The solving step is:

First, let's look at the big equation we're given:
$$ (1+x)^n=C_0+C_1x+C_2x^2+\dots+C_nx^n $$

**Step 1: Use the "derivative" trick on both sides!**
We're going to "take the derivative" of both sides with respect to $x$. This means we apply our cool changing-speed trick!
* **Left side:** The derivative of $(1+x)^n$ is $n(1+x)^{n-1}$. (It's like the power rule, where the 'n' comes down, and the power reduces by 1, and since the inside is $1+x$, it's easy!)
* **Right side:** We do this for each term:
* The derivative of $C_0$ (which is just a regular number, a constant) is $0$.
* The derivative of $C_1x$ is just $C_1$.
* The derivative of $C_2x^2$ is $2C_2x$.
* The derivative of $C_3x^3$ is $3C_3x^2$.
* ... and so on, until the derivative of $C_nx^n$ is $nC_nx^{n-1}$.

So, after taking derivatives, our new equation looks like this:
$$ n(1+x)^{n-1} = C_1 + 2C_2x + 3C_3x^2 + \dots + nC_nx^{n-1} $$

**For part (i): $$ C_1+2C_2+\dots+nC_n=n\cdot2^{n-1} $$**

**Step 2: Pick a special number for x!**
Look at the equation we just got. We want the right side to look like $C_1+2C_2+\dots+nC_n$. The easiest way to do that is to make all the $x$ terms become '1'. So, let's try putting $x=1$ into our new equation!

* **Left side:** If $x=1$, then $n(1+1)^{n-1} = n(2)^{n-1}$.
* **Right side:** If $x=1$, then $C_1 + 2C_2(1) + 3C_3(1)^2 + \dots + nC_n(1)^{n-1}$ simply becomes $C_1 + 2C_2 + 3C_3 + \dots + nC_n$.

**Step 3: Put it all together!**
Since both sides are equal, we can say:
$$ C_1 + 2C_2 + 3C_3 + \dots + nC_n = n \cdot 2^{n-1} $$
And that's exactly what we wanted to show for part (i)! Awesome!

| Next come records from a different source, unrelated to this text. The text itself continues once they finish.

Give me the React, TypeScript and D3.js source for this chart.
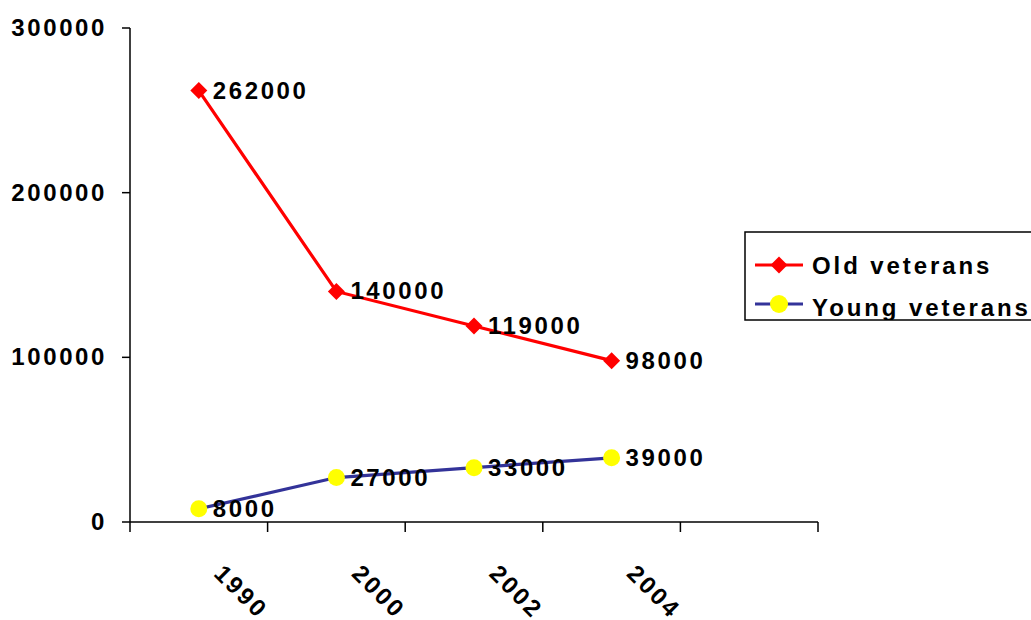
import React from "react";
import * as d3 from "d3";

const categories = ["1990", "2000", "2002", "2004", ""];
const oldVeterans = [262000, 140000, 119000, 98000];
const youngVeterans = [8000, 27000, 33000, 39000];
const yTicks = [0, 100000, 200000, 300000];
const seriesNames = ["Old veterans", "Young veterans"];

const W = 1031;
const H = 620;
const FONT = "'Liberation Sans', Arial, sans-serif";

export default function App() {
  const x = d3.scaleBand<string>().domain(categories).range([130, 818]);
  const y = d3.scaleLinear().domain([0, 300000]).range([522, 28]);
  const cx = (i: number) => (x(categories[i]) as number) + x.bandwidth() / 2;
  const line = d3
    .line<number>()
    .x((_, i) => cx(i))
    .y((d) => y(d));

  const edges = categories.map((c) => x(c) as number).concat([818]);

  const diamond = (px: number, py: number, r: number) =>
    `M${px},${py - r}L${px + r},${py}L${px},${py + r}L${px - r},${py}Z`;

  const numStyle: React.CSSProperties = {
    fontFamily: FONT,
    fontWeight: "bold",
    fontSize: 24,
    letterSpacing: 2.6,
  };

  return (
    <svg
      width={W}
      height={H}
      style={{ position: "absolute", left: 0, top: 0, background: "#fff" }}
    >
      <defs>
        <clipPath id="legclip">
          <rect x={745} y={232} width={300} height={88} />
        </clipPath>
      </defs>
      {/* Y axis */}
      <line x1={130} x2={130} y1={y(300000)} y2={y(0)} stroke="#000" strokeWidth={1.5} />
      {yTicks.map((t) => (
        <g key={t}>
          <line x1={122} x2={130} y1={y(t)} y2={y(t)} stroke="#000" strokeWidth={1.5} />
          <text x={107} y={y(t) + 8} textAnchor="end" style={numStyle}>
            {t}
          </text>
        </g>
      ))}
      {/* X axis */}
      <line x1={130} x2={818} y1={522} y2={522} stroke="#000" strokeWidth={1.5} />
      {edges.map((e, i) => (
        <line key={i} x1={e} x2={e} y1={522} y2={532} stroke="#000" strokeWidth={1.5} />
      ))}
      {categories.map((c, i) =>
        c ? (
          <text
            key={c}
            transform={`translate(${cx(i) + 14},${575}) rotate(45)`}
            style={numStyle}
          >
            {c}
          </text>
        ) : null
      )}
      {/* Lines */}
      <path d={line(oldVeterans) || ""} fill="none" stroke="#ff0000" strokeWidth={3.2} />
      <path d={line(youngVeterans) || ""} fill="none" stroke="#333399" strokeWidth={3.2} />
      {oldVeterans.map((v, i) => (
        <g key={"o" + i}>
          <path d={diamond(cx(i), y(v), 8.5)} fill="#ff0000" />
          <text x={cx(i) + 14} y={y(v) + 8} style={numStyle}>
            {v}
          </text>
        </g>
      ))}
      {youngVeterans.map((v, i) => (
        <g key={"y" + i}>
          <circle cx={cx(i)} cy={y(v)} r={8.5} fill="#ffff00" />
          <text x={cx(i) + 14} y={y(v) + 8} style={numStyle}>
            {v}
          </text>
        </g>
      ))}
      {/* Legend */}
      <g clipPath="url(#legclip)">
        <rect x={745} y={232} width={300} height={88} fill="#fff" />
        <line x1={755} x2={803} y1={265} y2={265} stroke="#ff0000" strokeWidth={3} />
        <path d={diamond(779, 265, 8.5)} fill="#ff0000" />
        <text x={812} y={274} style={{ ...numStyle, letterSpacing: 2.9 }}>
          {seriesNames[0]}
        </text>
        <line x1={755} x2={803} y1={304} y2={304} stroke="#333399" strokeWidth={3} />
        <circle cx={779} cy={304} r={9} fill="#ffff00" />
        <text x={812} y={316} style={{ ...numStyle, letterSpacing: 2.9 }}>
          {seriesNames[1]}
        </text>
      </g>
      <rect x={745} y={232} width={300} height={88} fill="none" stroke="#000" strokeWidth={1.5} />
    </svg>
  );
}
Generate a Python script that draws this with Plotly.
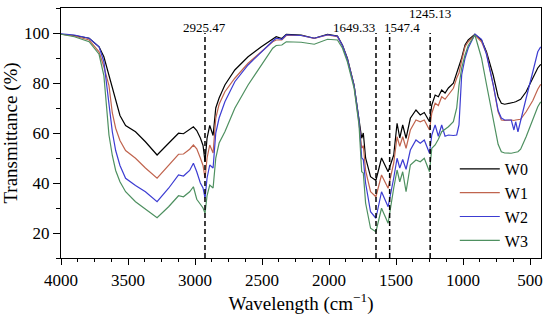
import plotly.graph_objects as go

# Wavenumber grid (cm^-1)
wavenumber = [4000, 3900, 3790, 3716, 3680, 3642, 3617, 3592, 3560, 3518, 3444, 3370, 3283, 3197,
              3123, 3086, 3040, 3012, 2987, 2960, 2940, 2925, 2910, 2890, 2865, 2845, 2820, 2777,
              2703, 2604, 2505, 2420, 2394, 2352, 2319, 2208, 2110, 2011, 1937, 1900, 1863, 1813,
              1776, 1756, 1744, 1727, 1690, 1650, 1608, 1559, 1517, 1492, 1472, 1450, 1425, 1393,
              1351, 1319, 1289, 1262, 1250, 1233, 1208, 1184, 1159, 1134, 1109, 1072, 1047, 1030,
              1010, 985, 961, 911, 862, 825, 775, 738, 714, 689, 640, 620, 607, 590, 570, 529,
              479, 442, 420]

W0 = [99.5, 99.0, 97.9, 94.5, 90.5, 83.2, 77.5, 72.5, 67, 63, 60.5, 56.5, 51.2, 55.9,
      59.9, 59.7, 61.5, 62.5, 61, 58, 55, 48.5, 58, 63, 59, 70, 74, 79.2,
      85.2, 90.5, 94.5, 97.5, 98.5, 97.8, 99.5, 99.2, 97.9, 99.5, 98.8, 95.2, 89.9, 79.2,
      65.9, 57.9, 60, 50, 42.5, 41, 50, 44.5, 51.2, 63.9, 58, 63.2, 57.9, 65.9,
      69.2, 67.2, 68.2, 66, 64.5, 71.2, 75.2, 74.5, 77.2, 76, 78, 79.9, 84, 86,
      90, 95.2, 97.2, 99.5, 97.2, 92.5, 83.2, 74.5, 71.9, 71.5, 71.9, 72.3, 72.5, 73, 73.5, 76.5,
      82, 86, 87.5]

W1 = [99.5, 98.8, 97.2, 92.5, 86.5, 79, 68, 61.9, 57, 53, 49.9, 46, 41.9, 47.2,
      51.5, 51.6, 53.5, 55.2, 53.7, 50, 47, 41.9, 50, 55.2, 52, 66, 71.5, 76.5,
      81.9, 87.9, 92.5, 96.5, 97.2, 97.2, 99, 99, 97.8, 99.2, 98.5, 95, 89.5, 79,
      64, 53.9, 55, 45, 36.5, 34.5, 43.2, 37.9, 48, 58.5, 54.7, 58.5, 53.9, 61.2,
      65.2, 64.5, 65.2, 62.5, 61.2, 67.9, 71.9, 71, 74.5, 73.5, 75.2, 77.9, 82, 84,
      89, 94.5, 96.5, 99.2, 96.5, 91.9, 79.2, 68.5, 65.2, 65, 65.2, 65, 65.2, 65.2, 65.5, 68.5,
      73, 77.5, 79.5]

W2 = [99.7, 99.2, 97.9, 94.5, 88.5, 71.2, 60.5, 53, 47, 41.9, 39, 36.5, 32.5, 37.9,
      43.2, 42.8, 45, 47.9, 44.5, 40, 38, 33.9, 42, 47.2, 46, 60, 66, 72.5,
      80.5, 87.2, 92.5, 96.8, 97.9, 97.5, 99.3, 99, 97.9, 99.3, 98.7, 95, 89.5, 79,
      65, 50, 49.4, 40, 28.5, 25.9, 36.5, 30.5, 42, 49.9, 46, 49.4, 45.5, 53.2,
      57.2, 55.9, 57.2, 53.5, 51.9, 59.2, 63.2, 58.7, 63.2, 58.7, 59.2, 59, 59.2, 63.2,
      83.2, 89.9, 94, 99.5, 97.5, 91.5, 79.5, 69, 66, 65.2, 65.2, 61.2, 64.5, 60.5, 65.2, 73.9,
      84.5, 92.5, 94.5]

W3 = [99.5, 98.5, 96.5, 91.5, 83, 59.2, 51, 45, 40.5, 36.5, 32.5, 29.5, 26.1, 30.5,
      34.9, 34.5, 36.5, 38.5, 33.5, 31.5, 30, 27.9, 35, 39.2, 38, 50, 56, 60.5,
      69.9, 79.2, 87.2, 93.9, 95, 95.2, 96.5, 96.3, 95.5, 97.5, 97.2, 94, 88.5, 78,
      63.2, 44.5, 44, 32, 21.9, 20.5, 29.9, 23.9, 38, 45.2, 40.5, 44.5, 36.5, 47.2,
      49.2, 48.5, 49.9, 46, 44.5, 53.9, 55.2, 57.5, 60.5, 61.5, 62.5, 64.5, 70, 79,
      86, 91.2, 95, 99.2, 90, 79.5, 64.8, 55.5, 52.5, 52, 51.9, 52, 52.3, 52.5, 53.5, 58.5,
      65.9, 70.5, 72.5]

series_names = ["W0", "W1", "W2", "W3"]
series_values = [W0, W1, W2, W3]
series_colors = ["#000000", "#c0644e", "#3c3cd2", "#4e9060"]

peak_positions = [2925.47, 1649.33, 1547.4, 1245.13]
peak_labels = ["2925.47", "1649.33", "1547.4", "1245.13"]

x_tick_vals = [4000, 3500, 3000, 2500, 2000, 1500, 1000, 500]
y_tick_vals = [20, 40, 60, 80, 100]

FONT = "Liberation Serif, Times New Roman, serif"

fig = go.Figure()

for name, vals, col in zip(series_names, series_values, series_colors):
    fig.add_trace(go.Scatter(
        x=wavenumber, y=vals, mode="lines", name=name,
        line=dict(color=col, width=1.2),
    ))

for pos in peak_positions:
    fig.add_shape(type="line", xref="x", yref="y", x0=pos, x1=pos, y0=10, y1=100,
                  line=dict(color="black", width=1.5, dash="5px,3px"))

ann_cfg = [
    dict(xanchor="center", y=102.2, xshift=0),
    dict(xanchor="right", y=102.2, xshift=1),
    dict(xanchor="left", y=102.2, xshift=-8),
    dict(xanchor="center", y=107.8, xshift=0),
]
for pos, lab, cfg in zip(peak_positions, peak_labels, ann_cfg):
    fig.add_annotation(x=pos, y=cfg["y"], text=lab, showarrow=False,
                       xanchor=cfg["xanchor"], yanchor="middle", xshift=cfg["xshift"],
                       font=dict(family=FONT, size=13, color="black"))

fig.update_layout(
    width=550, height=320,
    margin=dict(l=60, r=7, t=8, b=62),
    paper_bgcolor="white", plot_bgcolor="white",
    font=dict(family=FONT, color="black"),
    showlegend=True,
    legend=dict(x=0.985, y=0.0, xanchor="right", yanchor="bottom",
                bgcolor="rgba(0,0,0,0)", font=dict(family=FONT, size=16),
                itemwidth=40),
)

fig.update_xaxes(
    range=[4000, 418], autorange=False,
    tickvals=x_tick_vals, ticks="outside", ticklen=6, tickwidth=1.2, tickcolor="black",
    minor=dict(dtick=125, tick0=0, ticks="outside", ticklen=3, tickcolor="black", tickwidth=1),
    showline=True, linecolor="black", linewidth=1.3, mirror=True,
    showgrid=False, zeroline=False,
    tickfont=dict(family=FONT, size=17),
    title=dict(text="Wavelength (cm<sup>−1</sup>)", font=dict(family=FONT, size=19), standoff=2),
)
fig.update_yaxes(
    range=[10, 110], autorange=False,
    tickvals=y_tick_vals, ticks="outside", ticklen=7, tickwidth=1.2, tickcolor="black",
    minor=dict(dtick=10, tick0=0, ticks="outside", ticklen=4, tickcolor="black", tickwidth=1),
    showline=True, linecolor="black", linewidth=1.3, mirror=True,
    showgrid=False, zeroline=False,
    tickfont=dict(family=FONT, size=17),
    title=dict(text="Transmittance (%)", font=dict(family=FONT, size=19), standoff=4),
)

fig.write_html("out.html",
               config={"displayModeBar": False},
               post_script="document.body.style.margin='0';document.body.style.padding='0';")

**For part (ii): $$ C_1-2C_2+3C_3+\dots+(-1)^{n-1}nC_n=0 $$**

**Step 4: Use the same differentiated equation, but pick a different special number for x!**
We still use the equation from Step 1:
$$ n(1+x)^{n-1} = C_1 + 2C_2x + 3C_3x^2 + \dots + nC_nx^{n-1} $$
This time, we want the signs to alternate ($C_1$ is positive, $2C_2$ is negative, $3C_3$ is positive, and so on). To make this happen, we need $x$ to be negative in some places. What if we choose $x=-1$?

* **Left side:** If $x=-1$, then $n(1+(-1))^{n-1} = n(0)^{n-1}$.
* If $n$ is bigger than 1 (so $n-1$ is $1$ or more), then $0$ raised to any positive power is just $0$. So, the whole left side becomes $0$.
* **Right side:** If $x=-1$, then:
$C_1 + 2C_2(-1) + 3C_3(-1)^2 + 4C_4(-1)^3 + \dots + nC_n(-1)^{n-1}$
$= C_1 - 2C_2 + 3C_3 - 4C_4 + \dots + nC_n(-1)^{n-1}$
See how $(-1)^1$ makes it negative, $(-1)^2$ makes it positive, and so on? This gives us the alternating signs!

**Step 5: Put it all together!**
Since both sides are equal, we can say:
$$ C_1 - 2C_2 + 3C_3 - 4C_4 + \dots + nC_n(-1)^{n-1} = 0 $$
And that's what we needed to prove for part (ii)! We did it!